Basically, I agree with Buntis. It is the thought that counts. If you kids want to give you something and don't have money, or any resources at all, then giving what they already have is something special. The toys may be broken but they may be favorite toys. If someone gave me something they held in high regard/loved dearly, I would accept it with tears in my eyes. What a wonderful thing to do, to give/give up something you own/love.
Reply:Accept them graciously with a thank you and then offer to share your new gifts with them in play.
Wait a few days and then say thank you to them again and you would really like them to keep these gifts because even though you love them you just don't have a place in your room to keep them and would they mind very much storing them in their room. then let it go.
Reply:buy something for yourself, and give it to them as a presant. they will soon get the hint.

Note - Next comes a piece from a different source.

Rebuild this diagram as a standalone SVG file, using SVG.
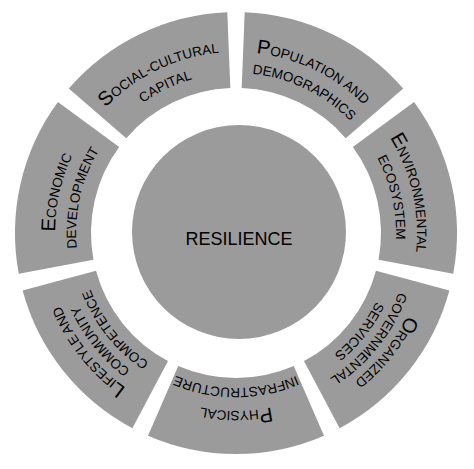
<svg xmlns="http://www.w3.org/2000/svg" width="474" height="469" viewBox="0 0 474 469">
<style>
.seg{fill:#9b9b9b}
.lbl{font-family:"Liberation Sans",Arial,sans-serif;font-size:13.5px;fill:#000;text-anchor:middle}
.big{font-size:20px}
.core{font-family:"Liberation Sans",Arial,sans-serif;font-size:18px;fill:#000;text-anchor:middle}
</style>
<defs>
<path id="seg" class="seg" d="M -88.00,-202.73 A 221 221 0 0 1 88.00,-202.73 L 57.74,-133.01 A 145 145 0 0 0 -57.74,-133.01 Z"/>
<path id="r181" d="M -116.35,-138.65 A 181 181 0 0 1 116.35,-138.65"/>
<path id="r160" d="M -102.85,-122.57 A 160 160 0 0 1 102.85,-122.57"/>
<path id="r178" d="M -114.42,-136.36 A 178 178 0 0 1 114.42,-136.36"/>
<path id="r155" d="M -99.63,-118.74 A 155 155 0 0 1 99.63,-118.74"/>
<path id="r190" d="M -122.13,-145.55 A 190 190 0 0 1 122.13,-145.55"/>
<path id="r173" d="M -111.20,-132.53 A 173 173 0 0 1 111.20,-132.53"/>
<path id="r156" d="M -100.28,-119.50 A 156 156 0 0 1 100.28,-119.50"/>
</defs>
<g id="resilience">
<circle cx="239" cy="232" r="107" class="seg"/>
<text class="core" x="239" y="245">RESILIENCE</text>
</g>
<g id="population" transform="translate(236 233) rotate(25.714)">
<use href="#seg"/>
<text class="lbl"><textPath href="#r181" startOffset="50%"><tspan class="big">P</tspan>OPULATION AND</textPath></text>
<text class="lbl"><textPath href="#r160" startOffset="50%">DEMOGRAPHICS</textPath></text>
</g>
<g id="environmental" transform="translate(236 233) rotate(77.143)">
<use href="#seg"/>
<text class="lbl"><textPath href="#r181" startOffset="50%"><tspan class="big">E</tspan>NVIRONMENTAL</textPath></text>
<text class="lbl"><textPath href="#r160" startOffset="50%">ECOSYSTEM</textPath></text>
</g>
<g id="organized" transform="translate(236 233) rotate(128.571)">
<use href="#seg"/>
<text class="lbl"><textPath href="#r190" startOffset="50%"><tspan class="big">O</tspan>RGANIZED</textPath></text>
<text class="lbl"><textPath href="#r173" startOffset="50%">GOVERNMENTAL</textPath></text>
<text class="lbl"><textPath href="#r156" startOffset="50%">SERVICES</textPath></text>
</g>
<g id="physical" transform="translate(236 233) rotate(180)">
<use href="#seg"/>
<text class="lbl"><textPath href="#r178" startOffset="50%"><tspan class="big">P</tspan>HYSICAL</textPath></text>
<text class="lbl"><textPath href="#r155" startOffset="50%">INFRASTRUCTURE</textPath></text>
</g>
<g id="lifestyle" transform="translate(236 233) rotate(231.429)">
<use href="#seg"/>
<text class="lbl"><textPath href="#r190" startOffset="50%"><tspan class="big">L</tspan>IFESTYLE AND</textPath></text>
<text class="lbl"><textPath href="#r173" startOffset="50%">COMMUNITY</textPath></text>
<text class="lbl"><textPath href="#r156" startOffset="50%">COMPETENCE</textPath></text>
</g>
<g id="economic" transform="translate(236 233) rotate(282.857)">
<use href="#seg"/>
<text class="lbl"><textPath href="#r181" startOffset="50%"><tspan class="big">E</tspan>CONOMIC</textPath></text>
<text class="lbl"><textPath href="#r160" startOffset="50%">DEVELOPMENT</textPath></text>
</g>
<g id="social" transform="translate(236 233) rotate(334.286)">
<use href="#seg"/>
<text class="lbl"><textPath href="#r181" startOffset="50%"><tspan class="big">S</tspan>OCIAL-CULTURAL</textPath></text>
<text class="lbl"><textPath href="#r160" startOffset="50%">CAPITAL</textPath></text>
</g>
</svg>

Reply:My kids did this all the time when they were young. Not only to me, but to other kids too. It sort of bothered me that they were giving their stuff away, but it's really such a beautiful gesture. Kids still have a heart of gold. Accept the wonderful gifts from them, smile and thank them so much. They are showing you love.
Reply:to me those are the good things about kids. just like when they go and pick you a bunch of weeds as if they were flowers.
Reply:Get them some really good toys like Diamonds so that your gifts are great
Reply:its not about the gift, its about the thought...so just accept it and smile...its part of being a mom.
Reply:lol my youngest son who is 3 does this all the time. I always say "Aw, thank you Connor. But aren't these your toys? How about i put them over here and we'll play with them together later." He says ok and gives me the toys. I put them on the table and within a few minutes he forgets all about them. After he goes to bed, i put the toys back in the toy box. No big deal.
Best wishes to you and good luck! =]
Reply:say thank you and act appreciative, and leave it out somewhere where they can take it back when they want, or keep it for a little while and then put it back where it belongs. or maybe try gifting it back to them another time? they will probably grow out of it soon.